Comment faire "mal à l'homme du Kremlin" ?

Cette fois-ci, le temps des subtilités géopolitiques serait révolu. Et l'appel d'Angela Merkel à une réponse coordonnée avec les autres pays européens ne peut fonctionner que si Berlin donne l'exemple. Il faut, en effet, un leadership déterminé car "le précédent de l'empoisonnement au Novichok de l'ex-agent double russe Sergeï Skripal à Londres [en 2018] a démontré le manque d'unité de l'Europe face à la Russie", rappelle la Süddeutsche Zeitung. Au final, l'UE s'était contentée de renvoyer quelques diplomates en Russie, ce qui n'avait pas dû remplir Vladimir Poutine d'effroi.

Mais la question est comment "faire mal à l'homme du Kremlin", pour reprendre l'expression du Spiegel. Pour Moscou, "tout est une question de rapport coûts/bénéfices", affirme à la Süddeutsche Zeitung Sarah Pagung, spécialiste de la politique russe au Conseil allemand des relations étrangères. Il faut une réaction qui soit à la hauteur de l'avantage que Vladimir Poutine aurait retiré de la disparition d'un opposant du calibre d'Alexeï Navalny. 

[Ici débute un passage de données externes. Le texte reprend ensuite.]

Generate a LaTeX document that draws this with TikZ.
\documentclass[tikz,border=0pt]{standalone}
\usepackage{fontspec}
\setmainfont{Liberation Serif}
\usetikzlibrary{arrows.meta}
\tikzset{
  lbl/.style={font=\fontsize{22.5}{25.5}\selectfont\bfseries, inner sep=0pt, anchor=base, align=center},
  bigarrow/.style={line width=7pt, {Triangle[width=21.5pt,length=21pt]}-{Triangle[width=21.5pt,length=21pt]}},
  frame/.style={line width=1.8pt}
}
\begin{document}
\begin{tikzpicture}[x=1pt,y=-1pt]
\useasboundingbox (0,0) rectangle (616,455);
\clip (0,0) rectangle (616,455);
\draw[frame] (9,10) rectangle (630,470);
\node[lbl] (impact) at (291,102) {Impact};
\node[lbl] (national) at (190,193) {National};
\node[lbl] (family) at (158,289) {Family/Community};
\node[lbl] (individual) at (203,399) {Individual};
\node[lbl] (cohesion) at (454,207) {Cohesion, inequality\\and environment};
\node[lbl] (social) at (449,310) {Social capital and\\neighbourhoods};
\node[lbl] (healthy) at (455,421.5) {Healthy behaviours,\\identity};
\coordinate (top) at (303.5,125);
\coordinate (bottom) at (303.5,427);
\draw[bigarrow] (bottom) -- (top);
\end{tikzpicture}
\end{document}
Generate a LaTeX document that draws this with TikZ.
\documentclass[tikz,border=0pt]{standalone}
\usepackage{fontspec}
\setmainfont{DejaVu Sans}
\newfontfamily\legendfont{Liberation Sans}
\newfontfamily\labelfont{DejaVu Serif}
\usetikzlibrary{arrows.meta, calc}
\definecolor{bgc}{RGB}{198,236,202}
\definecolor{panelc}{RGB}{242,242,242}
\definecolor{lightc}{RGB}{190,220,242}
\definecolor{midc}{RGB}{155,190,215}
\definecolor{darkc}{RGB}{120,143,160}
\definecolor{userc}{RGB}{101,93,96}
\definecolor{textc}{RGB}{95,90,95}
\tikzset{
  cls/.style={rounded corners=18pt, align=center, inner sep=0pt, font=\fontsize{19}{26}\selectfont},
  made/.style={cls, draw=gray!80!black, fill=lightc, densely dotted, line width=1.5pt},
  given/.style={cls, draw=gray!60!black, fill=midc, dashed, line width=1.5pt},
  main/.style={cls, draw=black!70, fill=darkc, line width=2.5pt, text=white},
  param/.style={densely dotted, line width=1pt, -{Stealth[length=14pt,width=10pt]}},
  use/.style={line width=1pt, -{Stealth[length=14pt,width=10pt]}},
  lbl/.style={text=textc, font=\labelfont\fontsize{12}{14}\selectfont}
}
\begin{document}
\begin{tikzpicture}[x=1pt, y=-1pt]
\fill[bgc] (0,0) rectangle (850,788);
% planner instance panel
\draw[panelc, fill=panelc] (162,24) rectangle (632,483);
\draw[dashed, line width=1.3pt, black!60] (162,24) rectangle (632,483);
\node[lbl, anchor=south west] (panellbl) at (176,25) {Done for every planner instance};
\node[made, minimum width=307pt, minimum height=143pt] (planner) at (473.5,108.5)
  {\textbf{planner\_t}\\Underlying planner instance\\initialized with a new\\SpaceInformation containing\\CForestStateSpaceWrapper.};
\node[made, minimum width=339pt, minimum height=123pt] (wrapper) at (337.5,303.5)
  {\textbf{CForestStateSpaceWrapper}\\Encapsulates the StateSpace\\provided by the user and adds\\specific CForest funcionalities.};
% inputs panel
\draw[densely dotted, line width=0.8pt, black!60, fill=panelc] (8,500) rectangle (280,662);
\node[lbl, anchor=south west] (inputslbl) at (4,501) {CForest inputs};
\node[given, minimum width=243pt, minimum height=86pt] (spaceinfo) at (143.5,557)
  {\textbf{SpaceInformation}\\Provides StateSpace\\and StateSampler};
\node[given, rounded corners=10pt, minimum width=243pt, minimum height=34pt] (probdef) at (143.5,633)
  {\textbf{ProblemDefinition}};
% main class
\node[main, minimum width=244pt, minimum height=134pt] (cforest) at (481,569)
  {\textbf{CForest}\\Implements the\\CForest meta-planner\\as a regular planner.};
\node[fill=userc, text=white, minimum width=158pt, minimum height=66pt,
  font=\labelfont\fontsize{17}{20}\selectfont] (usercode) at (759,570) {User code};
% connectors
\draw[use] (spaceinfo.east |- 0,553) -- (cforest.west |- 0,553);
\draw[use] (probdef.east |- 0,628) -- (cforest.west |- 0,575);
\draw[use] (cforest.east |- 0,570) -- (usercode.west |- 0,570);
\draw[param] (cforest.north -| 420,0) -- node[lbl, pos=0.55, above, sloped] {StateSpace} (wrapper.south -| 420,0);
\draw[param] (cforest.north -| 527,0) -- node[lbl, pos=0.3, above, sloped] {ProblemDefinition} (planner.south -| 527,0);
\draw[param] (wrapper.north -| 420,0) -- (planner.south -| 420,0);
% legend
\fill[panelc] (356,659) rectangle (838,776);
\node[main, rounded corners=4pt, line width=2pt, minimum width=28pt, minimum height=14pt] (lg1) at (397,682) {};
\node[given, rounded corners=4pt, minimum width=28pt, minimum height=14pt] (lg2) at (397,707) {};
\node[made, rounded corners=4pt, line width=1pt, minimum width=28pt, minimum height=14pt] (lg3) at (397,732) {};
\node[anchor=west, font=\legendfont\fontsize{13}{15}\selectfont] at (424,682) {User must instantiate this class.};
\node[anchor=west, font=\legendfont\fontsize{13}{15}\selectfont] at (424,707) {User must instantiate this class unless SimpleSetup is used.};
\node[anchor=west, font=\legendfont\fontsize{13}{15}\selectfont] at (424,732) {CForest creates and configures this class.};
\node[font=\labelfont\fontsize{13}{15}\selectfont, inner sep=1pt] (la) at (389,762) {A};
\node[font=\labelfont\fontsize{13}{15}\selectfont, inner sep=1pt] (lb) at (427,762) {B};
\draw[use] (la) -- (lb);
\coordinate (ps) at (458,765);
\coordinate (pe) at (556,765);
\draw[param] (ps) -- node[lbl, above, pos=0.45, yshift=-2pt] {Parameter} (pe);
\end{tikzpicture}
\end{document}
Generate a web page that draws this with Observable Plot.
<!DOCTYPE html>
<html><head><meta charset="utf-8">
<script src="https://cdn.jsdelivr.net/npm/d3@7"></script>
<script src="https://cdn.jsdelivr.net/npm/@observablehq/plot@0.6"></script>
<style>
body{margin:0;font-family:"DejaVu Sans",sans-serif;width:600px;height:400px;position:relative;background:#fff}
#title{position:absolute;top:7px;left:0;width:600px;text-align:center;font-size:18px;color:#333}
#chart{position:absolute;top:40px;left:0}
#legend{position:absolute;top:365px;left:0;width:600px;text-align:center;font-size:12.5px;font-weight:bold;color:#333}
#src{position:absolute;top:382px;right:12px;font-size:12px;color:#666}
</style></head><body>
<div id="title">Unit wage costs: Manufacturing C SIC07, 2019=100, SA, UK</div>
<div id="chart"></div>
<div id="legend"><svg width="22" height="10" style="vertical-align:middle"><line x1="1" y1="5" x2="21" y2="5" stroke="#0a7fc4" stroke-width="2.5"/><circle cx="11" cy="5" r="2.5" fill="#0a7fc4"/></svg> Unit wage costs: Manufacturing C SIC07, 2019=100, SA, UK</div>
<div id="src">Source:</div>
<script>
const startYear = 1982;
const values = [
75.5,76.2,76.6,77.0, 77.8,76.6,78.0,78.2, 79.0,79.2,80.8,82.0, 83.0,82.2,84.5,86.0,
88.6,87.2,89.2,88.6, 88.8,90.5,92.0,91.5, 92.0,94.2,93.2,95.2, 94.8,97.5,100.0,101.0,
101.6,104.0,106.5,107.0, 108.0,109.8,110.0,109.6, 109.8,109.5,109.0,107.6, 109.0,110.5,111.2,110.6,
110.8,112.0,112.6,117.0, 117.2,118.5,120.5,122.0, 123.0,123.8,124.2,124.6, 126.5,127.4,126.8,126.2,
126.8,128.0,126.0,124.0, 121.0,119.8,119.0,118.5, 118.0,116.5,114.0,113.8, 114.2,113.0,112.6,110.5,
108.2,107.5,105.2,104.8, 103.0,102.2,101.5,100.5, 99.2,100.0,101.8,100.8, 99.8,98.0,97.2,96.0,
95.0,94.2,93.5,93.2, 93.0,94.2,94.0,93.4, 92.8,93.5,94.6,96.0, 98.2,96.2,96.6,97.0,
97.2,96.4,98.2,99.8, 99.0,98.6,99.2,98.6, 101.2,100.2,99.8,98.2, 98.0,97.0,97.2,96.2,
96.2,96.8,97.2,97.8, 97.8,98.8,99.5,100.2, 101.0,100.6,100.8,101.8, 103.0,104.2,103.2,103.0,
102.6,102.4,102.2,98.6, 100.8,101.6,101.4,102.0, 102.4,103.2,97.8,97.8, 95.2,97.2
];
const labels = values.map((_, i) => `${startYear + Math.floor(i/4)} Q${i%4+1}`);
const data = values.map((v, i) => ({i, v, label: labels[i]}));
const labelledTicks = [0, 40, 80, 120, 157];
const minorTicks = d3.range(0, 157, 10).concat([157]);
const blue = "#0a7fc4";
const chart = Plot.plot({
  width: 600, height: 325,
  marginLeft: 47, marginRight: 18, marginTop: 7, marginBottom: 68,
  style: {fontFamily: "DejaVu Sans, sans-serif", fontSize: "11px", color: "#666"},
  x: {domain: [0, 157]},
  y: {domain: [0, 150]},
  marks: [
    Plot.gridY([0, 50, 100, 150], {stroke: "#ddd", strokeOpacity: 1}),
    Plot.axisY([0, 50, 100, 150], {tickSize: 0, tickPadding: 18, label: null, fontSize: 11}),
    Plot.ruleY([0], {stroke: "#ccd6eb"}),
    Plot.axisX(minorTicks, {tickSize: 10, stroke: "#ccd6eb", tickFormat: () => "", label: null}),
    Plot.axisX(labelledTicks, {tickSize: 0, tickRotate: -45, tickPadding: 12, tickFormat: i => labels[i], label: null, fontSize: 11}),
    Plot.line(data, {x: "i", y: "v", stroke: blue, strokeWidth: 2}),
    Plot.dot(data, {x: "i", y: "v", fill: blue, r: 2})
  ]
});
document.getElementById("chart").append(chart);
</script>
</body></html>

À cet égard, l'arsenal traditionnel de sanctions consistant à geler les comptes d'oligarques proches du pouvoir et à restreindre leurs déplacements ne serait pas suffisant, estime cette experte. Elle juge plus utile de frapper Moscou au portefeuille par le biais d'interdiction pour les banques allemandes de traiter certaines transactions financières russes. "On peut aussi faire davantage en matière de lutte contre la corruption qui bénéficie au régime russe, car on sait que de l'argent est blanchi dans des banques allemandes et qu'il sert à acheter de l'immobilier en Allemagne", note Stefan Meister.

L'option atomique : Nord Stream 2

Angela Merkel dispose, cependant, d'une arme bien plus redoutable : interrompre la construction de Nord Stream 2, le gigantesque et très controversé gazoduc russo-germanique. Ce chantier de 10 milliards d'euros est presque achevé et si Berlin décidait d'y mettre un terme, ce serait un coup très dur pour le géant russe Gazprom, qui l'a en grande partie financé. Ce serait aussi un revers majeur pour Moscou, qui espère consolider sa place de premier  fournisseur de gaz à l'Europe (41 % du gaz importé en Europe provient déjà de la Russie) grâce à Nord Stream 2.

"Si on laisse ce chantier continuer après l'empoisonnement d'Alexeï Navalny, ce serait le signe ultime pour Vladimir Poutine que nous sommes incapables de faire preuve de fermeté", a prévenu Norbert Röttgen, président de la commission aux Affaires étrangères du Bundestag et opposant historique au sein de la CDU (le parti conservateur d'Angela Merkel) au projet Nord Stream 2.

Mais Angela Merkel s'est montrée très attachée à ce projet. Peu après l'arrivée d'Alexeï Navalny en Allemagne, le 22 août, elle avait fait savoir qu'elle ne comptait pas remettre ce chantier en question à cause de cette affaire.

La pression politique qu'elle subit a-t-elle pu la faire changer d'avis ? "Je ne pense pas qu'elle soit encore prête à abandonner Nord Stream 2", juge Sarah Pagung. La raison principale tient aux intérêts économiques des entreprises allemandes qui y participent. Gazprom n'est pas seul à avoir investi dans le gazoduc et l'arrêter ferait perdre des centaines de millions d'euros aux partenaires allemands du chantier.

La chancelière a aussi beaucoup à perdre politiquement si elle lâchait Nord Stream 2. Depuis le départ, en 2015, elle défend ce gazoduc bec et ongles, et presque seule contre la quasi-totalité des partenaires européens de l'Allemagne et les États-Unis. Tous considèrent ce projet économiquement inutile et faisant le jeu géopolitique de Moscou. Washington a même pris des sanctions contre les entreprises qui participent à ce chantier, en décembre 2019, ce qui avait profondément irrité Berlin. Après avoir tenu tête si longtemps à tout le monde, elle risque d'avoir du mal à l'abandonner, juge le magazine Focus.

Mais avec cette possibilité en poche de porter un vrai coup dur à Moscou, toute autre décision d'Angela Merkel serait jugée insatisfaisante. Le dilemme de la chancelière est donc entre deux maux : prendre des sanctions qui risquent de n'impressionner personne, ou sacrifier un chantier dans lequel elle s'est tant investie politiquement.